Pajak kekayaan telah lama menjadi instrumen fiskal di berbagai negara, termasuk negara-negara yang tergabung dalam Organisasi untuk Kerja Sama dan Pertumbuhan (OECD). Di Norwegia, pajak kekayaan bersih (net wealth tax) dikenakan tarif 0,85 persen dan hasil penerimaan dibagi antara pemerintah pusat dan daerah. Sedangkan di Swiss, pungutan net wealth tax di tingkat daerah bervariasi.
Selain di Eropa, pajak kekayaan juga diterapkan negara OECD di Amerika Latin seperti Kolombia. Pemerintah Kolombia menetapkan tarif satu persen atas aset bersih senilai lebih dari COP 5 miliar atau Rp19,3 miliar.
Cara kedua, dijelaskan Bhima, adalah dengan menjalankan pajak karbon seperti yang diamanatkan dalam Undang-Undang Harmonisasi Peraturan Perpajakan (UU HPP) mulai tahun ini. Mengenai pajak karbon menurut Bhima pemerintah hanya tinggal mengeluarkan PMK-nya saja.

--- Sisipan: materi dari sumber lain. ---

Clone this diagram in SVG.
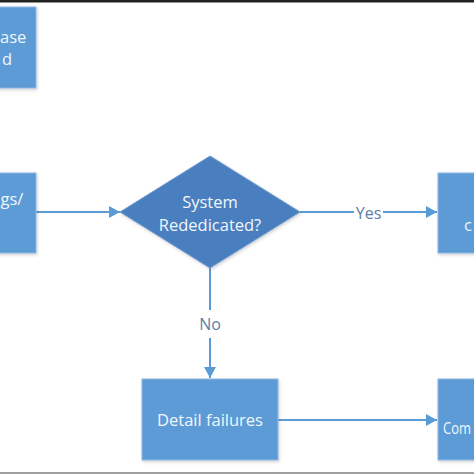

“Begitu diberlakukan ke PLTU batubara, hasil pajak karbon akan digunakan untuk dorongan belanja energi terbarukan yang menyerap tenaga kerja. Bagus juga pajak karbon bagi lingkungan hidup,” kata dia lagi.
Kemudian yang ketiga, opsi penerimaan PPN juga bisa didapat melalui pajak produksi batu bara di luar royalti yang lebih tinggi. Keempat, pemerintah harus menutup kebocoran pajak di sektor sawit dan tambang.
“Kelima, evaluasi seluruh insentif pajak yang tidak tepat sasaran. Misalnya perusahaan smelter nikel yang labanya besar sekali tidak perlu dikasih tax holiday,” pungkasnya.